- Short exercise -
Your task is to retype, word for word, the lines from the start of the data through the line holding "const labelSize = 21;". Do not include the pictures.
## begin Records shown
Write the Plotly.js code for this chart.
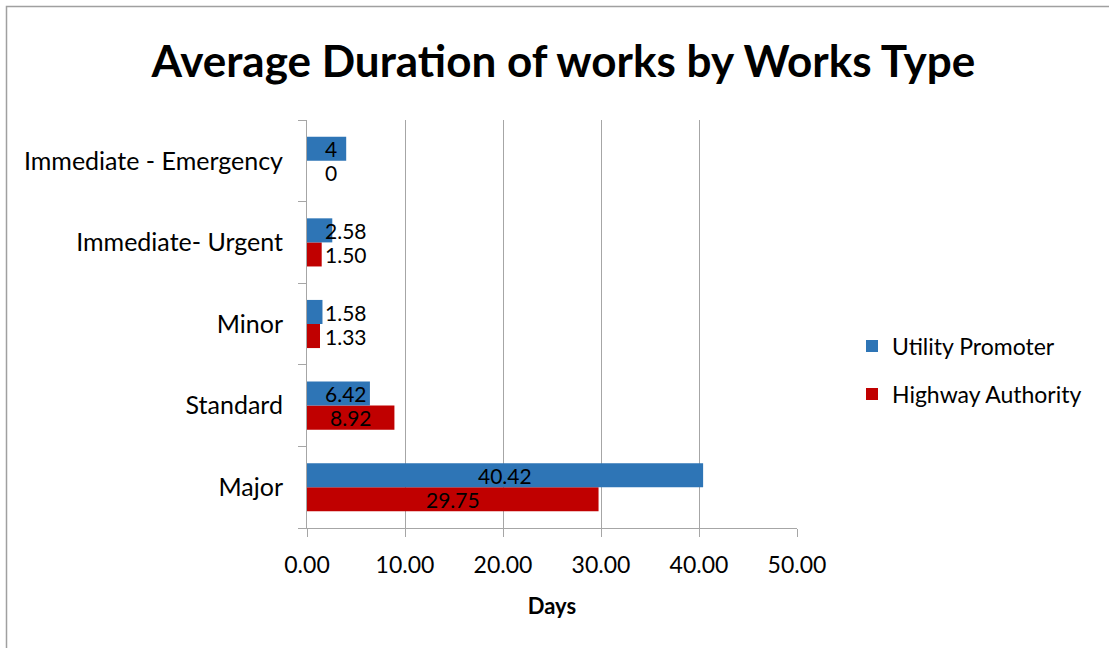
<!DOCTYPE html>
<html>
<head>
<meta charset="utf-8">
<script src="https://cdn.plot.ly/plotly-3.0.1.min.js"></script>
<style>html,body{margin:0;padding:0;background:#fff;}#chart{width:1109px;height:648px;}</style>
</head>
<body>
<div id="chart"></div>
<script>
// Data (listed top to bottom as in the chart)
const categories = ["Immediate - Emergency", "Immediate- Urgent", "Minor", "Standard", "Major"];
const utilityPromoter = [4, 2.58, 1.58, 6.42, 40.42];
const highwayAuthority = [0, 1.50, 1.33, 8.92, 29.75];
const utilityLabels = ["4", "2.58", "1.58", "6.42", "40.42"];
const highwayLabels = ["0", "1.50", "1.33", "8.92", "29.75"];
const xTickVals = [0, 10, 20, 30, 40, 50];
const xTickText = ["0.00", "10.00", "20.00", "30.00", "40.00", "50.00"];

const FONT = "Lato, 'Open Sans', sans-serif";
const BLUE = "#2e75b6";
const RED = "#c00000";

// layout geometry
const L = 307, R = 312, T = 120, B = 120, W = 1109, H = 648;
const plotW = W - L - R;
const xMax = 50;
const pxPerUnit = plotW / xMax;
const labelSize = 21;

// measure text to place data labels like the spreadsheet does (centered, but not closer than inset to axis)
const cv = document.createElement('canvas').getContext('2d');
cv.font = labelSize + "px Lato";
const inset = 16;
function labelAnn(v, txt, cat, shift) {
  const w = cv.measureText(txt).width;
  const centerPx = v / 2 * pxPerUnit;
  let x, anchor;
  if (centerPx - w / 2 < inset) { x = inset / pxPerUnit; anchor = 'left'; }
  else { x = v / 2; anchor = 'center'; }
  return {x: x, y: cat, xref: 'x', yref: 'y', text: txt, showarrow: false,
    xanchor: anchor, yanchor: 'middle', yshift: shift, xshift: 0,
    font: {family: FONT, size: labelSize, color: '#000'}};
}

const annotations = [];
categories.forEach((c, i) => {
  annotations.push(labelAnn(utilityPromoter[i], utilityLabels[i], c, 12));
  annotations.push(labelAnn(highwayAuthority[i], highwayLabels[i], c, -12));
});

const traces = [
  {type: 'bar', orientation: 'h', name: 'Highway Authority', y: categories, x: highwayAuthority,
   marker: {color: RED}, legendgroup: 'h', legendrank: 2, hoverinfo: 'none'},
  {type: 'bar', orientation: 'h', name: 'Utility Promoter', y: categories, x: utilityPromoter,
   marker: {color: BLUE}, legendgroup: 'u', legendrank: 1, hoverinfo: 'none'}
];

const layout = {
  width: W, height: H,
  margin: {l: L, r: R, t: T, b: B, pad: 0, autoexpand: false},
  paper_bgcolor: '#fff', plot_bgcolor: '#fff',
  font: {family: FONT, size: 20, color: '#000'},
  barmode: 'group', bargap: 0.41, bargroupgap: 0,
  title: {text: '<b>Average Duration of works by Works Type</b>', font: {family: FONT, size: 44, color: '#000'},
    xref: 'container', yref: 'container', x: 0.508, y: 1 - 62 / H, xanchor: 'center', yanchor: 'middle'},
  xaxis: {range: [0, xMax], tickvals: xTickVals, ticktext: xTickText, showgrid: true, gridcolor: '#a6a6a6', gridwidth: 1,
    zeroline: false, showline: true, linecolor: '#a6a6a6', linewidth: 1, ticks: 'outside', ticklen: 8, tickcolor: '#a6a6a6',
    tickfont: {family: FONT, size: 23, color: '#000'}, fixedrange: true, ticklabelstandoff: 8, automargin: false,
    title: {text: '<b>Days</b>', font: {family: FONT, size: 22, color: '#000'}, standoff: 22}},
  yaxis: {type: 'category', categoryorder: 'array', categoryarray: categories.slice().reverse(),
    showgrid: false, zeroline: false, showline: true, linecolor: '#a6a6a6', linewidth: 1,
    ticks: 'outside', ticklen: 8, tickcolor: '#a6a6a6', tickson: 'boundaries', automargin: false,
    tickfont: {family: FONT, size: 25, color: '#000'}, fixedrange: true, ticklabelstandoff: 18},
  showlegend: true,
  legend: {x: (852 - L) / plotW, xanchor: 'left', y: 0.387, yanchor: 'middle', traceorder: 'grouped',
    tracegroupgap: 15, font: {family: FONT, size: 23, color: '#000'}, bgcolor: 'rgba(0,0,0,0)', itemwidth: 30},
  annotations: annotations,
  shapes: [{type: 'rect', xref: 'paper', yref: 'paper', x0: (6.5 - L) / plotW, x1: (1250 - L) / plotW,
    y0: (H - B - 700) / (H - T - B), y1: (H - B - 6.5) / (H - T - B), line: {color: '#a0a0a0', width: 1.5}, layer: 'below'}]
};

Plotly.newPlot('chart', traces, layout, {displayModeBar: false, staticPlot: true});
</script>
</body>
</html>
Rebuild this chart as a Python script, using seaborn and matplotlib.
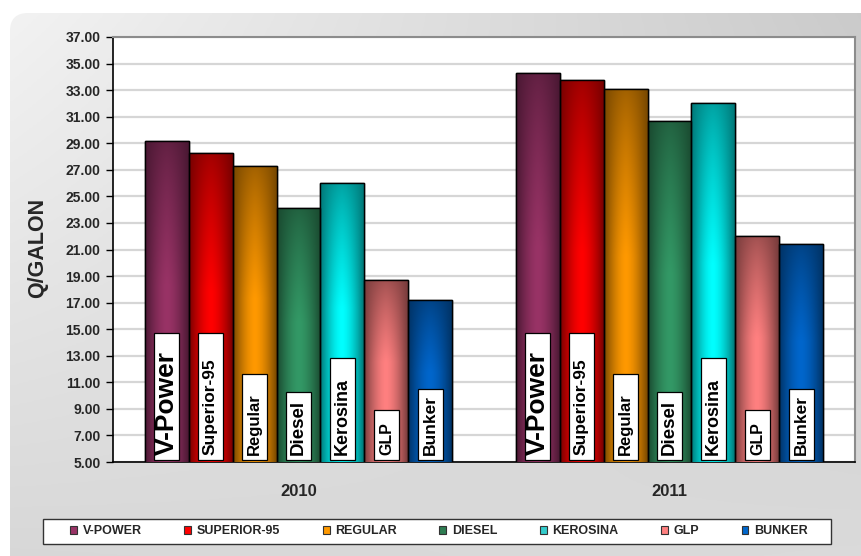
import numpy as np
import pandas as pd
import matplotlib
matplotlib.use("Agg")
import matplotlib.pyplot as plt
import seaborn as sns
from matplotlib.patches import FancyBboxPatch, Patch, Rectangle
from matplotlib.colors import to_rgb

# ---------------- data ----------------
years = ["2010", "2011"]
fuels = ["V-POWER", "SUPERIOR-95", "REGULAR", "DIESEL", "KEROSINA", "GLP", "BUNKER"]
bar_labels = ["V-Power", "Superior-95", "Regular", "Diesel", "Kerosina", "GLP", "Bunker"]
price_2010 = [29.15, 28.30, 27.30, 24.10, 26.02, 18.70, 17.20]
price_2011 = [34.30, 33.75, 33.10, 30.70, 32.05, 22.00, 21.45]
y_ticks = [5, 7, 9, 11, 13, 15, 17, 19, 21, 23, 25, 27, 29, 31, 33, 35, 37]

# styles
mid_colors = ["#993366", "#FF0000", "#FF9900", "#339966", "#00FFFF", "#FF8080", "#0066CC"]
dark_colors = ["#4A1833", "#780000", "#784800", "#1A4A30", "#007878", "#783C3C", "#003366"]
legend_colors = ["#993366", "#FF0000", "#FF9900", "#2E7D52", "#33CCCC", "#FF8080", "#0066CC"]
label_sizes = [19, 12.5, 12, 13.5, 13, 11.5, 12.5]
label_box_tops = [14.75, 14.75, 11.65, 10.3, 12.8, 8.95, 10.5]

df = pd.DataFrame({
    "year": [y for y in years for _ in fuels],
    "fuel": fuels * 2,
    "price": price_2010 + price_2011,
})

sns.set_theme(style="white")
plt.rcParams["font.family"] = ["Liberation Sans", "DejaVu Sans"]

W, H = 862, 556
fig = plt.figure(figsize=(W / 100, H / 100), dpi=100)
fig.patch.set_facecolor("white")

# background panel with grey gradient and rounded corner
bg = fig.add_axes([0, 0, 1, 1], zorder=-5)
bg.set_xlim(0, W)
bg.set_ylim(0, H)
bg.axis("off")
xx = np.linspace(0, 1, 200)[None, :]
yy = np.linspace(0, 1, 200)[:, None]  # 0 = top
tl, tr, bl, br = 0.95, 0.79, 0.84, 0.86
g = tl * (1 - xx) * (1 - yy) + tr * xx * (1 - yy) + bl * (1 - xx) * yy + br * xx * yy
img = np.dstack([g, g, g])
panel = FancyBboxPatch((10, -30), W + 40, (H - 13) + 30,
                       boxstyle="round,pad=0,rounding_size=18",
                       transform=bg.transData, fc="none", ec="none")
bg.add_patch(panel)
im = bg.imshow(img, extent=(10, W + 30, -30, H - 13), origin="upper", aspect="auto")
im.set_clip_path(panel)

# main axes
ax = fig.add_axes([113 / W, 1 - 462 / H, (855 - 113) / W, (462 - 37) / H])
ax.set_facecolor("white")

sns.barplot(data=df, x="year", y="price", hue="fuel", hue_order=fuels,
            palette=mid_colors, width=0.83, edgecolor="black", linewidth=1.0,
            saturation=1, ax=ax, legend=True, zorder=3)

ax.set_ylim(5, 37)
ax.set_xlim(-0.5, 1.5)
ax.set_yticks(y_ticks)
ax.set_yticklabels([f"{v:.2f}" for v in y_ticks], fontsize=10, fontweight="bold")
ax.yaxis.grid(True, color="#D6D6D6", linewidth=1.6, zorder=0)
ax.set_axisbelow(True)
ax.tick_params(axis="y", direction="out", length=5, width=1, color="black", pad=4, left=True)
ax.tick_params(axis="x", length=0, pad=16)
ax.set_xticks([0, 1])
ax.set_xticklabels(years, fontsize=12, fontweight="bold")
ax.set_xticks([-0.5, 0.5, 1.5], minor=True)
ax.tick_params(axis="x", which="minor", direction="out", length=6, width=1, color="black")
ax.set_xlabel("")
ax.set_ylabel("Q/GALON", fontsize=15.5, fontweight="bold")
ax.yaxis.set_label_coords(-0.088, 0.503)

for side in ["left", "bottom"]:
    ax.spines[side].set_color("black")
    ax.spines[side].set_linewidth(1.2)
for side in ["top", "right"]:
    ax.spines[side].set_visible(True)
    ax.spines[side].set_color("#8C8C8C")
    ax.spines[side].set_linewidth(1.5)

# gradient shading on bars + label boxes
nx, ny = 60, 120
hx = np.linspace(0, 1, nx)
hprof = 1 - np.abs(2 * hx - 1) ** 1.6
box_w = 25 / 742 * 2  # ~25 px in data units
for i, cont in enumerate(ax.containers):
    dark = np.array(to_rgb(dark_colors[i]))
    bright = np.array(to_rgb(mid_colors[i]))
    for patch in cont.patches:
        x0 = patch.get_x()
        w = patch.get_width()
        top = patch.get_height()
        frac = np.linspace(0, 1, ny)  # 0 = top
        span = top - 5
        vprof = np.clip(frac * span / (0.45 * span), 0, 1) ** 0.8
        f = hprof[None, :] * (0.3 + 0.7 * vprof[:, None])
        f = np.clip(f, 0, 1)
        gimg = dark[None, None, :] + (bright - dark)[None, None, :] * f[:, :, None]
        gi = ax.imshow(gimg, extent=(x0, x0 + w, 5, top), origin="upper",
                       aspect="auto", zorder=3.5, interpolation="bilinear")
        gi.set_clip_path(patch)
        ax.add_patch(Rectangle((x0, 0), w, top, fill=False, ec="black", lw=1.0, zorder=4))
        cx = x0 + w / 2
        ax.add_patch(Rectangle((cx - box_w / 2, 5.12), box_w, label_box_tops[i] - 5.12,
                               fc="white", ec="black", lw=0.9, zorder=5))
        ax.text(cx, 5.5, bar_labels[i], rotation=90, ha="center", va="bottom",
                fontsize=label_sizes[i], fontweight="bold", color="black", zorder=6)

# legend
leg = ax.get_legend()
if leg is not None:
    leg.remove()
fig.patches.append(Rectangle((43 / W, 1 - 544 / H), (831 - 43) / W, 25 / H,
                             transform=fig.transFigure, fc="white", ec="#333333",
                             lw=1.0, zorder=1))
handles = [Patch(facecolor=c, edgecolor="#333333", linewidth=0.8) for c in legend_colors]
fig.legend(handles, fuels, loc="center",
           bbox_to_anchor=(439 / W, 1 - 531.5 / H),
           ncol=7, frameon=False, prop=dict(size=9, weight="bold"),
           handlelength=0.55, handleheight=0.55, handletextpad=0.45,
           borderaxespad=0, borderpad=0, columnspacing=3.4)

fig.savefig("out.png", dpi=100)
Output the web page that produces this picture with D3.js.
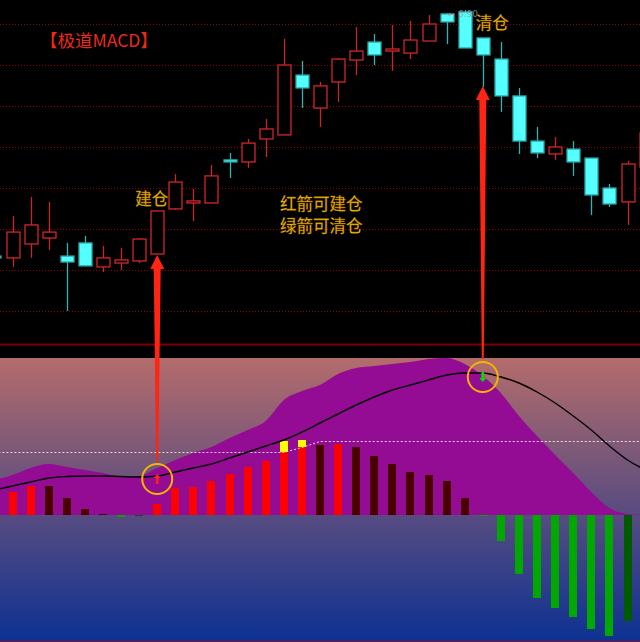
## end Records shown
- Solution to the exercise -
Write the Plotly.js code for this chart.
<!DOCTYPE html>
<html>
<head>
<meta charset="utf-8">
<script src="https://cdn.plot.ly/plotly-3.0.1.min.js"></script>
<style>html,body{margin:0;padding:0;background:#fff;}#chart{width:1109px;height:648px;}</style>
</head>
<body>
<div id="chart"></div>
<script>
// Data (listed top to bottom as in the chart)
const categories = ["Immediate - Emergency", "Immediate- Urgent", "Minor", "Standard", "Major"];
const utilityPromoter = [4, 2.58, 1.58, 6.42, 40.42];
const highwayAuthority = [0, 1.50, 1.33, 8.92, 29.75];
const utilityLabels = ["4", "2.58", "1.58", "6.42", "40.42"];
const highwayLabels = ["0", "1.50", "1.33", "8.92", "29.75"];
const xTickVals = [0, 10, 20, 30, 40, 50];
const xTickText = ["0.00", "10.00", "20.00", "30.00", "40.00", "50.00"];

const FONT = "Lato, 'Open Sans', sans-serif";
const BLUE = "#2e75b6";
const RED = "#c00000";

// layout geometry
const L = 307, R = 312, T = 120, B = 120, W = 1109, H = 648;
const plotW = W - L - R;
const xMax = 50;
const pxPerUnit = plotW / xMax;
const labelSize = 21;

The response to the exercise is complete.